When Sylvia Mwangi and Brian Ndirangu went camping near Lake Baringo in 2016, they had no idea their trip would be a stroke of luck for beekeepers in the semi-arid region.
As they were being shown round by Louis Jumah, a tour guide, something caught Ms Mwangi’s eye.
“Seeing women sell raw honey by the roadside at throwaway prices was the start of the Baringo Asali project,” she said.
It was the start of a partnership between Ms Mwangi, Ndirangu and Jumah. The three wanted to help the community increase honey production.
According to Ms Mwangi, the traditional beekeeping methods could not improve the locals’ economic standards.
Perfect habitat for bees
“They were using traditional hives, with harvests coming after three years.”
The worst part was that the villagers used to sell their products cheaply.
“A mother selling a tin of honey for less than Sh500 was far too low,” she said.
Baringo County is dry and most of the landscape is dominated by shrubs, a perfect habitat for bees.
Bee keeping is, therefore, a part of the lives of residents and a major source of cash.
Even with this, a huge percentage of locals live in abject poverty, largely blamed on old and inefficient methods of honey production and harvesting.
Honey comes from...
According to Kenya National Farmers Information Service, about 80 per cent of Kenya’s honey comes from arid and semi-arid lands.
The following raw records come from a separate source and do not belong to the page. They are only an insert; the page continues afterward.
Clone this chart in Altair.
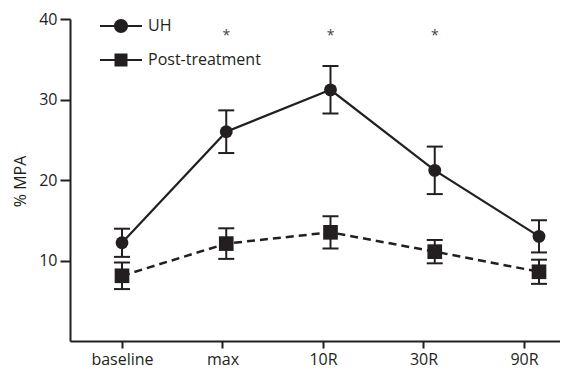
import altair as alt
import pandas as pd

categories = ["baseline", "max", "10R", "30R", "90R"]
series_names = ["UH", "Post-treatment"]
uh_mean = [12.2, 26.0, 31.2, 21.2, 13.0]
uh_err = [1.75, 2.65, 2.95, 2.95, 2.0]
post_mean = [8.1, 12.1, 13.5, 11.1, 8.6]
post_err = [1.65, 1.9, 2.0, 1.45, 1.5]
significance = ["", "*", "*", "*", ""]
y_ticks = [10, 20, 30, 40]

C = "#231f20"
F = "Open Sans"

rows = []
for name, means, errs in [("UH", uh_mean, uh_err), ("Post-treatment", post_mean, post_err)]:
    for cat, m, e in zip(categories, means, errs):
        rows.append({"series": name, "category": cat, "mean": m, "lo": m - e, "hi": m + e})
df = pd.DataFrame(rows)
sig_df = pd.DataFrame({"category": categories, "sig": significance})
cat_df = pd.DataFrame({"category": categories})
leg_df = pd.DataFrame({"series": series_names})

scale_axis = alt.Scale(type="point", domain=categories, padding=0.4378, align=0.5909)
scale_pts = alt.Scale(type="point", domain=categories, padding=0.3501, align=0.7123)
y_scale = alt.Scale(domain=[0, 40], nice=False, zero=True)

x_enc = alt.X("category:N", scale=scale_pts, axis=None)
y_axis = alt.Axis(
    title="% MPA", values=y_ticks, grid=False, tickSize=10, tickWidth=2, tickColor=C,
    domainColor=C, domainWidth=2, labelFont=F, labelFontSize=16, labelColor=C,
    labelPadding=3, titleFont=F, titleFontSize=16, titleFontWeight="normal",
    titleColor=C, titleX=-44.5, titleY=162, titleBaseline="alphabetic", titleAngle=270,
)
y_mean = alt.Y("mean:Q", scale=y_scale, axis=y_axis)

base = alt.Chart(df)
uh = base.transform_filter(alt.datum.series == "UH")
post = base.transform_filter(alt.datum.series == "Post-treatment")

uh_line = uh.mark_line(color=C, strokeWidth=2.2).encode(x=x_enc, y=y_mean)
post_line = post.mark_line(color=C, strokeWidth=2.5, strokeDash=[8, 5]).encode(x=x_enc, y=y_mean)

err_rule = base.mark_rule(color=C, strokeWidth=2).encode(
    x=x_enc, y=alt.Y("lo:Q", scale=y_scale, axis=y_axis), y2="hi:Q")
cap_lo = base.mark_tick(orient="horizontal", size=16, thickness=2, color=C, opacity=1).encode(
    x=x_enc, y=alt.Y("lo:Q", scale=y_scale, axis=y_axis))
cap_hi = base.mark_tick(orient="horizontal", size=16, thickness=2, color=C, opacity=1).encode(
    x=x_enc, y=alt.Y("hi:Q", scale=y_scale, axis=y_axis))

uh_pts = uh.mark_point(shape="circle", filled=True, size=165, color=C, opacity=1, strokeWidth=0).encode(
    x=x_enc, y=y_mean)
post_pts = post.mark_point(shape="square", filled=True, size=215, color=C, opacity=1, strokeWidth=0).encode(
    x=x_enc, y=y_mean)

stars = alt.Chart(sig_df).transform_filter(alt.datum.sig != "").mark_text(
    fontSize=14, color="#444444", font=F, baseline="middle").encode(
    x=x_enc, y=alt.datum(37.9), text="sig:N")

PATH_CIRCLE = "M-1.5,-0.07H1.5V0.07H-1.5Z M-0.5,0A0.5,0.5,0,1,1,0.5,0A0.5,0.5,0,1,1,-0.5,0Z"
PATH_SQUARE = "M-1.5,-0.07H1.5V0.07H-1.5Z M-0.464,-0.464H0.464V0.464H-0.464Z"

legend_layer = alt.Chart(leg_df).transform_filter("false").mark_point(
    filled=True, color=C, opacity=1, size=784, strokeWidth=0).encode(
    shape=alt.Shape("series:N",
                    scale=alt.Scale(domain=series_names, range=[PATH_CIRCLE, PATH_SQUARE]),
                    legend=alt.Legend(title=None, orient="none", legendX=37, legendY=-7,
                                      symbolSize=784, symbolFillColor=C, symbolStrokeWidth=0,
                                      symbolOpacity=1, labelFont=F, labelFontSize=16,
                                      labelColor=C, labelOffset=13, rowPadding=12, padding=0)))

axis_layer = alt.Chart(cat_df).mark_tick(opacity=0).encode(
    x=alt.X("category:N", scale=scale_axis,
            axis=alt.Axis(title=None, grid=False, labelAngle=0, tickSize=7, tickWidth=2,
                          tickColor=C, domainColor=C, domainWidth=2, labelFont=F,
                          labelFontSize=16, labelColor=C, labelPadding=3)))

inner = alt.layer(uh_line, post_line, err_rule, cap_lo, cap_hi, uh_pts, post_pts, stars, legend_layer)

chart = alt.layer(axis_layer, inner).resolve_scale(x="independent").properties(
    width=490, height=322, autosize="none",
    padding={"left": 62, "top": 11, "right": 0, "bottom": 28},
).configure_view(stroke=None)

chart.save("out.html", embed_options={"renderer": "svg", "actions": False})
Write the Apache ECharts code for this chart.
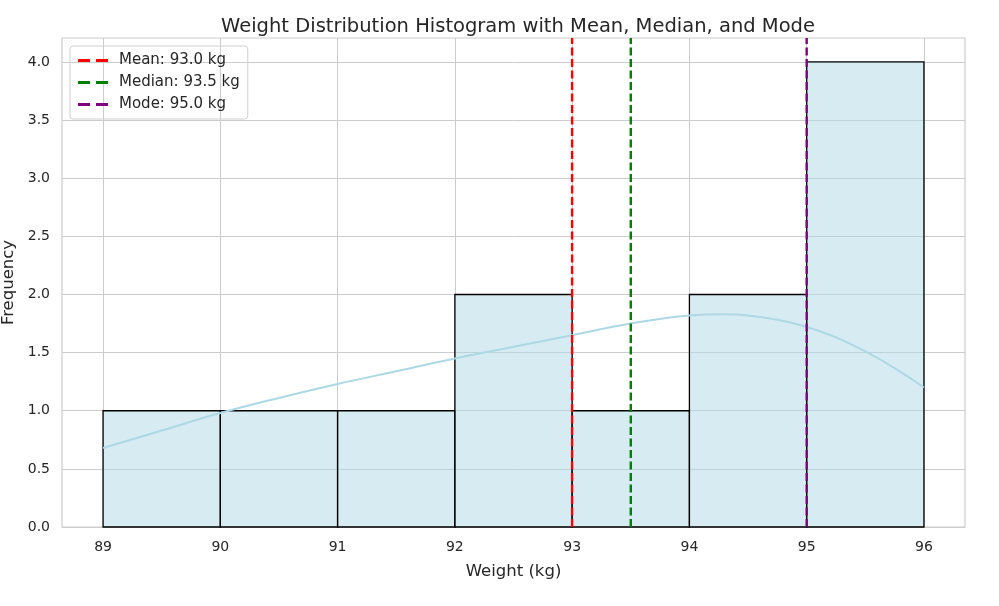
<!DOCTYPE html>
<html>
<head>
<meta charset="utf-8">
<script src="https://cdn.jsdelivr.net/npm/echarts@6/dist/echarts.min.js"></script>
<style>
  html, body { margin: 0; padding: 0; background: #fff; }
  #chart { width: 999px; height: 606px; }
</style>
</head>
<body>
<div id="chart"></div>
<script>
// histogram bins and counts
const binEdges = [89, 90, 91, 92, 93, 94, 95, 96];
const counts = [1, 1, 1, 2, 1, 2, 4];

// kde curve
const kdeX = [89, 89.5, 90, 90.5, 91, 91.5, 92, 92.5, 93, 93.5, 94, 94.3, 94.5, 95, 95.5, 96];
const kdeY = [0.68, 0.83, 0.98, 1.11, 1.23, 1.34, 1.45, 1.55, 1.65, 1.75, 1.82, 1.83, 1.82, 1.72, 1.51, 1.20];

// summary statistics
const statNames = ['Mean: 93.0 kg', 'Median: 93.5 kg', 'Mode: 95.0 kg'];
const statValues = [93.0, 93.5, 95.0];
const statColors = ['#ff0000', '#008000', '#800080'];

const xTicks = [89, 90, 91, 92, 93, 94, 95, 96];
const yTicks = [0, 0.5, 1, 1.5, 2, 2.5, 3, 3.5, 4];

const font = 'DejaVu Sans';
const yTop = 4.206;
const dashIcon = 'path://M0,0H10V2.4H0Z M15,0H25V2.4H15Z';

let bars = counts.map((c, i) => [binEdges[i], binEdges[i + 1], c]);

let statSeries = statValues.map((v, i) => ({
    name: statNames[i],
    type: 'line',
    data: [[v, 0], [v, yTop]],
    symbol: 'none',
    z: 5,
    lineStyle: { color: statColors[i], width: 2.4, type: [8, 3.5] },
    itemStyle: { color: statColors[i] }
}));

let chart = echarts.init(document.getElementById('chart'));
chart.setOption({
    animation: false,
    textStyle: { fontFamily: font },
    title: {
        text: 'Weight Distribution Histogram with Mean, Median, and Mode',
        left: 513,
        textAlign: 'center',
        top: 12,
        textStyle: { fontFamily: font, fontSize: 19.5, fontWeight: 'normal', color: '#262626' }
    },
    legend: {
        orient: 'vertical',
        left: 70,
        top: 46,
        padding: [7, 8, 7, 8],
        itemGap: 7,
        itemWidth: 30,
        itemHeight: 16,
        borderColor: '#d0d0d0',
        borderWidth: 1,
        borderRadius: 3,
        data: statNames.map((n, i) => ({ name: n, icon: dashIcon, itemStyle: { color: statColors[i] } })),
        textStyle: { fontFamily: font, fontSize: 15, color: '#262626', padding: [0, 0, 0, 6] }
    },
    grid: { left: 62, right: 34, top: 38, bottom: 79, outerBoundsMode: 'none',
        show: true, borderColor: '#cccccc', borderWidth: 1.2 },
    xAxis: {
        type: 'value',
        min: 88.65,
        max: 96.35,
        name: 'Weight (kg)',
        nameLocation: 'middle',
        nameGap: 36,
        nameTextStyle: { fontFamily: font, fontSize: 16.5, color: '#262626' },
        axisLine: { show: false },
        axisTick: { show: false, customValues: xTicks },
        axisLabel: { customValues: xTicks, fontSize: 14, color: '#262626', margin: 13 },
        splitLine: { show: true, lineStyle: { color: '#cccccc', width: 1 } }
    },
    yAxis: {
        type: 'value',
        min: 0,
        max: yTop,
        name: 'Frequency',
        nameLocation: 'middle',
        nameGap: 41,
        nameTextStyle: { fontFamily: font, fontSize: 16.5, color: '#262626' },
        axisLine: { show: false },
        axisTick: { show: false, customValues: yTicks },
        axisLabel: { customValues: yTicks, fontSize: 14, color: '#262626', margin: 12,
            formatter: v => v.toFixed(1) },
        splitLine: { show: true, lineStyle: { color: '#cccccc', width: 1 } }
    },
    series: [
        {
            type: 'custom',
            z: 2,
            data: bars,
            renderItem: function(params, api) {
                let p0 = api.coord([api.value(0), api.value(2)]);
                let p1 = api.coord([api.value(1), 0]);
                return {
                    type: 'rect',
                    shape: { x: p0[0], y: p0[1], width: p1[0] - p0[0], height: p1[1] - p0[1] },
                    style: { fill: 'rgba(173,216,230,0.5)', stroke: '#000', lineWidth: 1.3 }
                };
            }
        },
        {
            type: 'line',
            z: 3,
            data: kdeX.map((x, i) => [x, kdeY[i]]),
            smooth: 0.4,
            symbol: 'none',
            lineStyle: { color: '#add8e6', width: 2 }
        }
    ].concat(statSeries)
});
</script>
</body>
</html>
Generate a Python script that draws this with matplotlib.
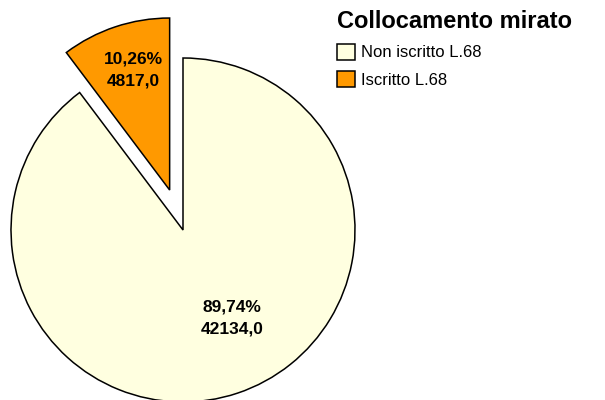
import numpy as np
import matplotlib
matplotlib.use("Agg")
import matplotlib.pyplot as plt

plt.rcParams['font.family'] = ['Liberation Sans', 'DejaVu Sans']

categories = ["Non iscritto L.68", "Iscritto L.68"]
values = [42134.0, 4817.0]
colors = ["#FFFFE0", "#FF9900"]
explode = [0.0, 0.245]
title = "Collocamento mirato"

total = sum(values)

def fmt(v):
    return "{:.2f}%\n{:.1f}".format(100 * v / total, v).replace(".", ",")

fig = plt.figure(figsize=(6.05, 4.0), dpi=100)
# pie radius 1 -> about 172 px, centre near (183, 230) from top-left
ax = fig.add_axes([11 / 605, (400 - 230 - 172) / 400, 344 / 605, 344 / 400])
wedges, _ = ax.pie(values, colors=colors, explode=explode, startangle=90,
                   counterclock=False, radius=1.0,
                   wedgeprops=dict(edgecolor="black", linewidth=1.1))
for w in wedges:
    w.set_clip_on(False)
ax.set_xlim(-1, 1)
ax.set_ylim(-1, 1)
ax.set_aspect("auto")
ax.axis("off")

# label placement: distance from wedge centre and angle shift, per slice
label_dist = [0.585, 0.73]
label_shift = [10.6, -1.5]
for w, v, d, s in zip(wedges, values, label_dist, label_shift):
    mid = np.deg2rad((w.theta1 + w.theta2) / 2 + s)
    cx, cy = w.center
    ax.text(cx + d * np.cos(mid), cy + d * np.sin(mid), fmt(v),
            ha="center", va="center", fontsize=12.5, fontweight="bold",
            linespacing=1.6)

leg = fig.legend(wedges, categories, title=title, loc="upper left",
                 bbox_to_anchor=(335 / 605, 1 - 8 / 400), frameon=False,
                 fontsize=12, handlelength=1.1, handleheight=1.1,
                 handletextpad=0.35, labelspacing=0.65, borderaxespad=0,
                 borderpad=0.1, alignment="left")
leg.get_title().set_fontsize(17)
leg.get_title().set_fontweight("bold")

fig.savefig("out.png", dpi=100)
The survey says 80 per cent of this honey comes from log hives, which yield far too little to boost incomes.
The country produces around 4,000 metric tonnes of honey every year, according to the Ministry of Agriculture.
It is on this premise that Ms Mwangi and her friends helped Baringo County farmers adopt modern honey production methods.
She introduced them to the Kenyan Top Bar and the Langstroth beehives, which can produce 20 to 30 kilogrammes of honey per hive.
A kilogramme of honey retails at Sh600 and Sh900 in the market.
“We are all passionate about development and young people,” Ms Mwangi said.
Industrial engineering graduate
The University of Toronto graduate in industrial engineering believes her education will help bring meaningful change in Baringo County. She is a MasterCard Foundation Scholar.
Among 3,500 university students in Africa or overseas, Ms Mwangi was selected because of her academic talent, social consciousness and leadership qualities.
“My degree focuses on operations research, human factors and information engineering. I hope to to apply these skills to the Kenyan healthcare system, making it more accessible,” she said.
“I am using my skills and networks to help improve the living standards of the community. I want to establish better sales channels for honey.”
To ensure that the community accepts the changes, the Baringo Asali team has embarked on sensitisation.
It demonstrates the potential of the industry and how modern farming can improve their livelihoods.
“We provide training on modern beekeeping, the beehives and harvesting equipment,” she said.
Resolution Social Venture Challenge
A pilot programme on modern beekeeping and honey harvesting is underway in Baringo.
“We will use our networks as a team to create partnerships that will provide the community with a market for the honey that is produced. In addition to that, we will help the community develop an investment plan to develop the community,” she said.
“We hope that some of the money earned from the sale of honey will be able to help the community get piped water, as well as other commodities that they would require,” she added.
The Baringo Asali project has approached companies that make modern beehives, and discussions around costs and installations are at an advanced stage.
Baringo Asali won the Resolution Social Venture Challenge at the Mastercard Foundation Baobab Summit in Johannesburg in 2017, a competition that rewards compelling leadership and promising social ventures led by youth.
Ms Mwangi and her colleagues earned a fellowship that includes seed funding, mentorship, and access to a network of young global change-makers to pursue the project.
Baringo Asali will give mothers back the time they spend selling honey to travellers on the roadside and allow them to improve their standard of living, she said.
“We hope to help the community live well given that it is marginalized and residents struggle to acquire basic living requirements such as food. We hope this project will allow them to build better, safer homes and increase school enrollment, particularly among the smaller children who normally accompany their mothers to sell the honey,” she said.